What is curious to me about this dialogue is several points:
- Western tradition, stemming from the Enlightenment period has placed a sharp divide between discussion around faith or spirituality in relation to science. The religious wars of Europe at the time resulted in an uneasy truce based on the determination to separate church and state, science and religion from each other. There is almost a ban on public discussion to this day of the combination of these ideas.
- However, scientists making strong athiestic statements of the ilk “God is dead” re-enter this debate as guiltily as any churchman or Musliman or Hinduman.
- Since the Romantic period of the late 1800s, art and culture has moved strongly towards a more spiritual dialogue, integrating what was denied during the rationalistic period of enlightenment debates. This re-ignited stories of spirits, other worlds, magic, time travel, dreams and re-opened questions of origin and being.
- Science fiction is a descendent of the romantic tradition, combining scientific knowledge with permission to wonder and imagine.
Science Fiction, not unlike ancient myth and legend, has long asked these questions with absolute permission. Unembumbered by rhetoric required to separate rationalism and spiritualism, questions of being, life, existence have been freely explored.
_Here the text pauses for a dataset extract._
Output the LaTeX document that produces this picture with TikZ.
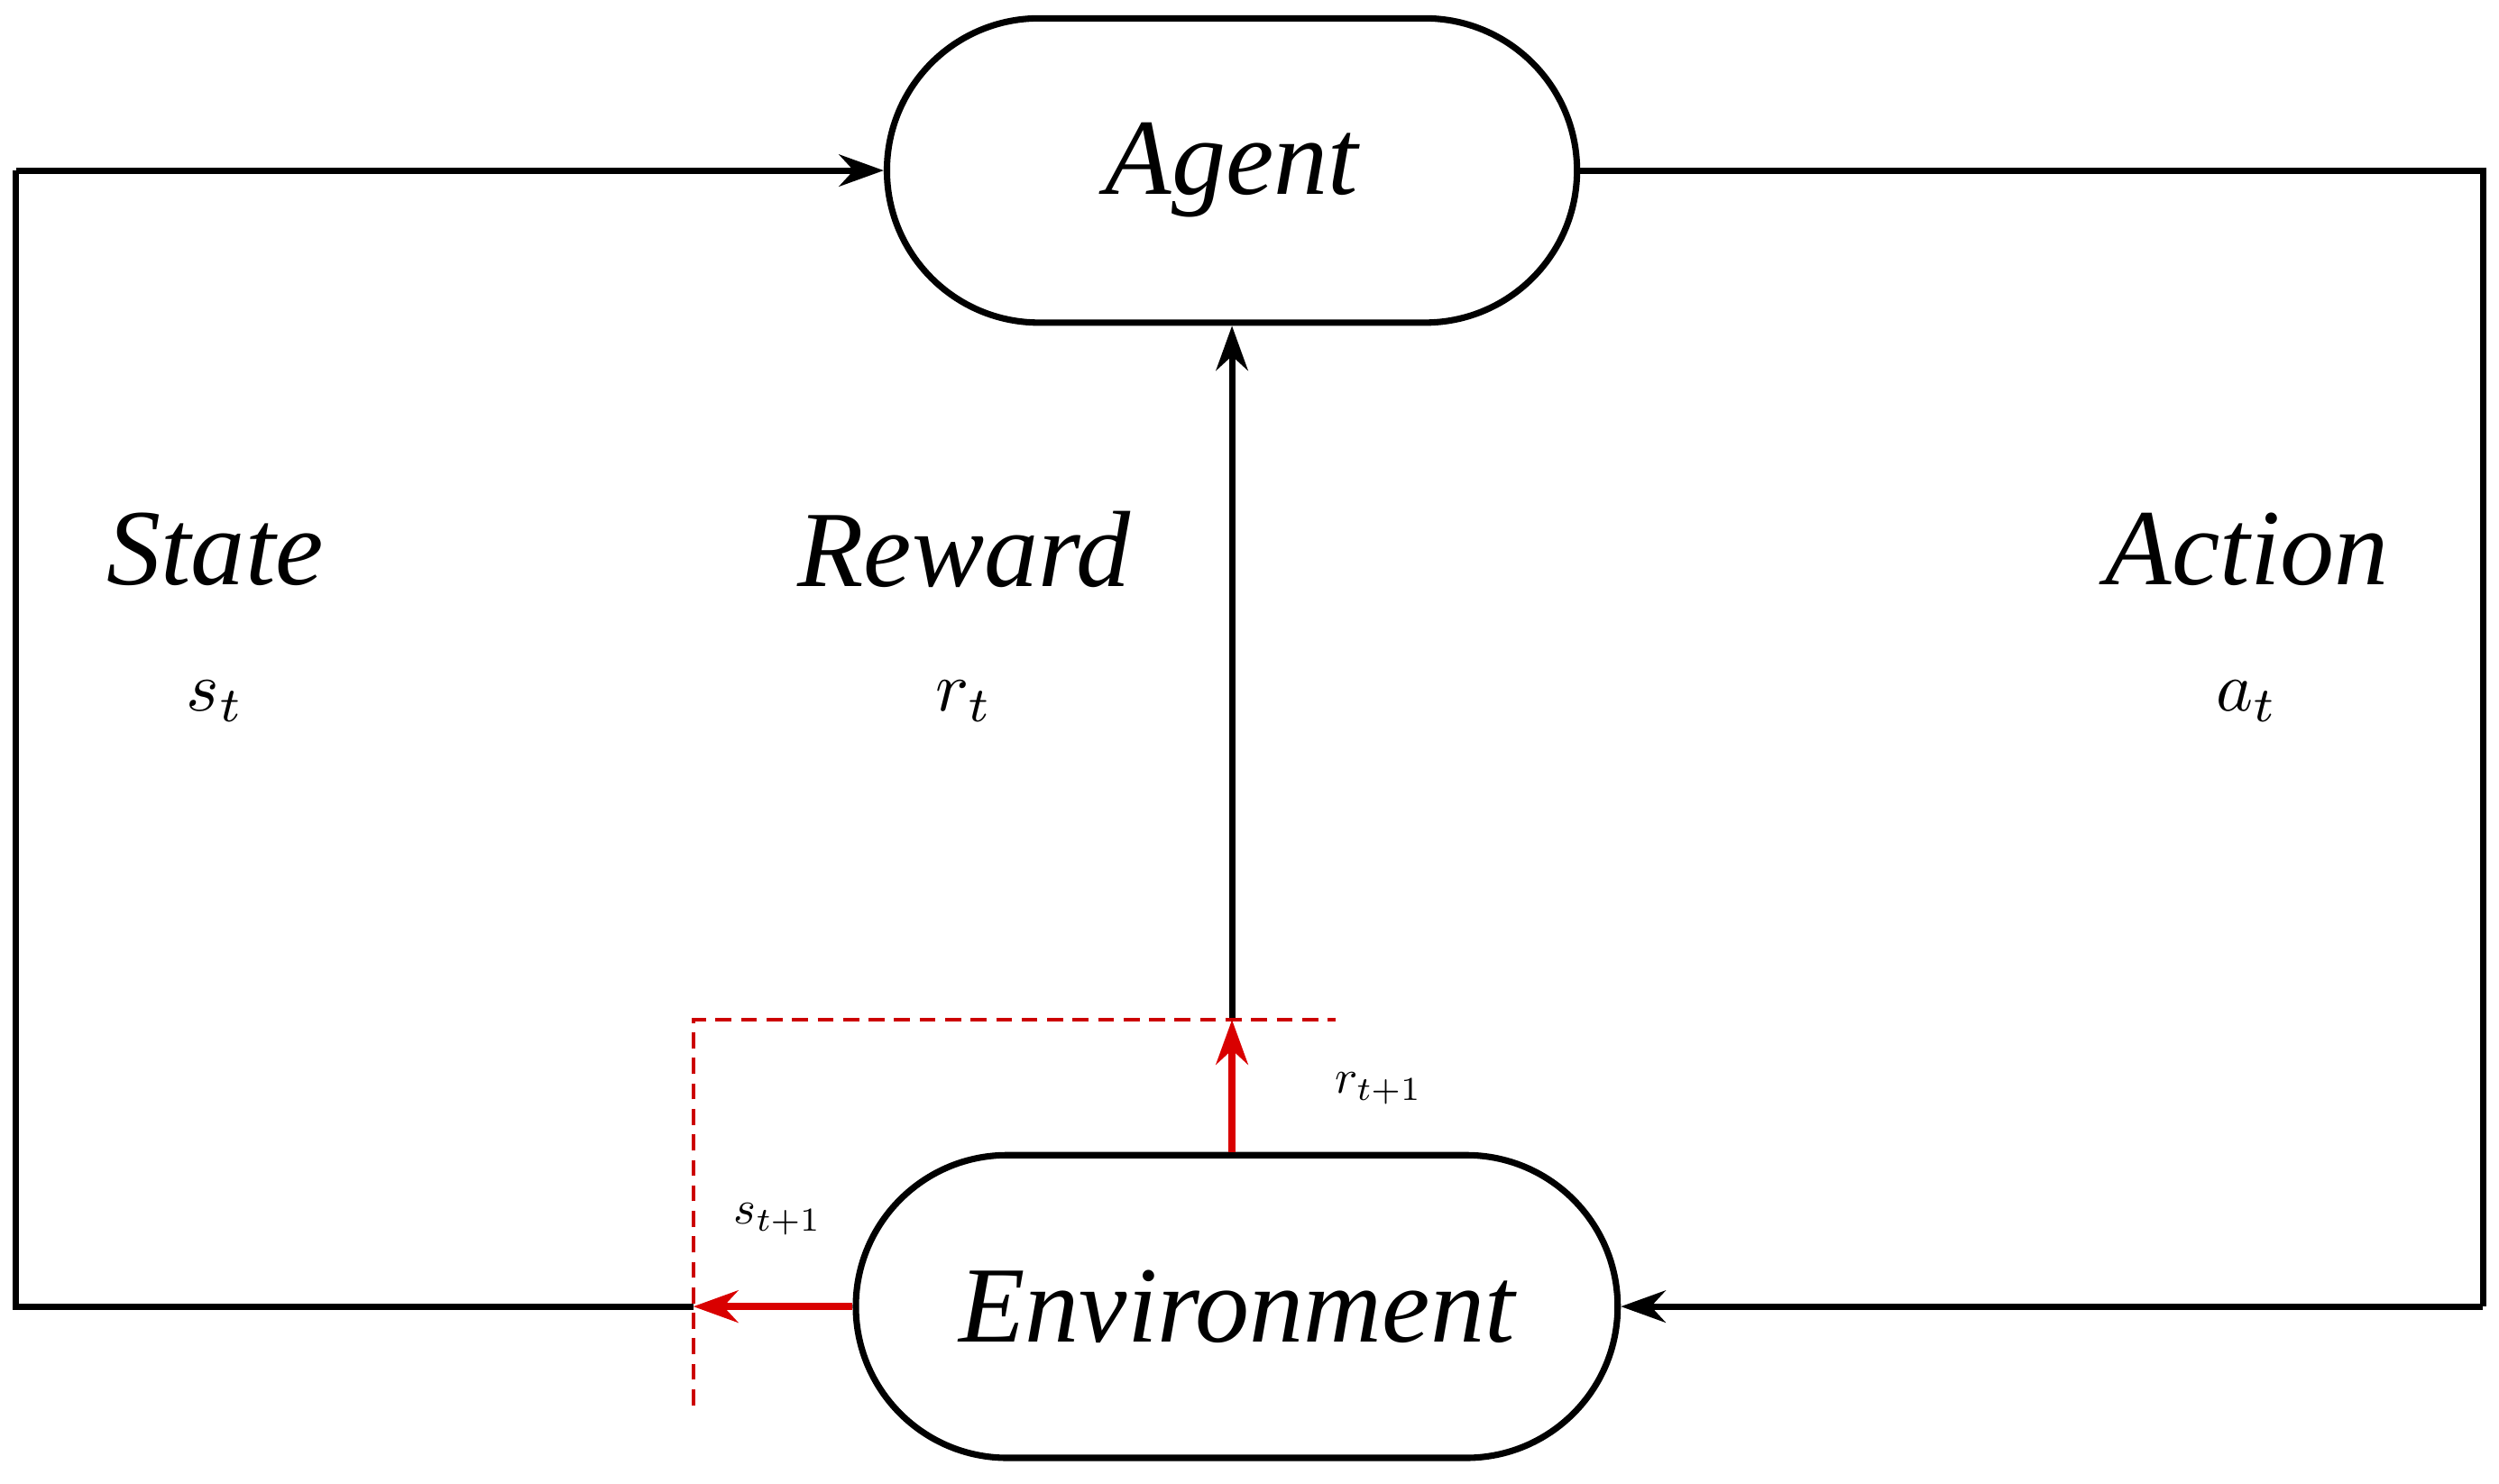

Moreover, the harsh modern and pre-modern debates are largely out of date in contemporary society, a society in which most people and cultures acknowledge a spiritual realm, even if they do not agree to the nature or name of that realm. Such an article, other than within the close circles of academia still bound to the strict mores of generations past, will not seem surprising at all.
In fact, I believe most people sigh a sigh of relief to hear that science is gradually catching up with the zeitgeist of the time to acknowledge it’s okay to discuss spirituality in the public realm again.
If everything in the universe can be represented by mathematics, and mathematics show we should not exist then would this not point toward something outside of physical science, maybe even God?
I believe that is indeed the point of the article. I’d love to hear from a mathematician on this one.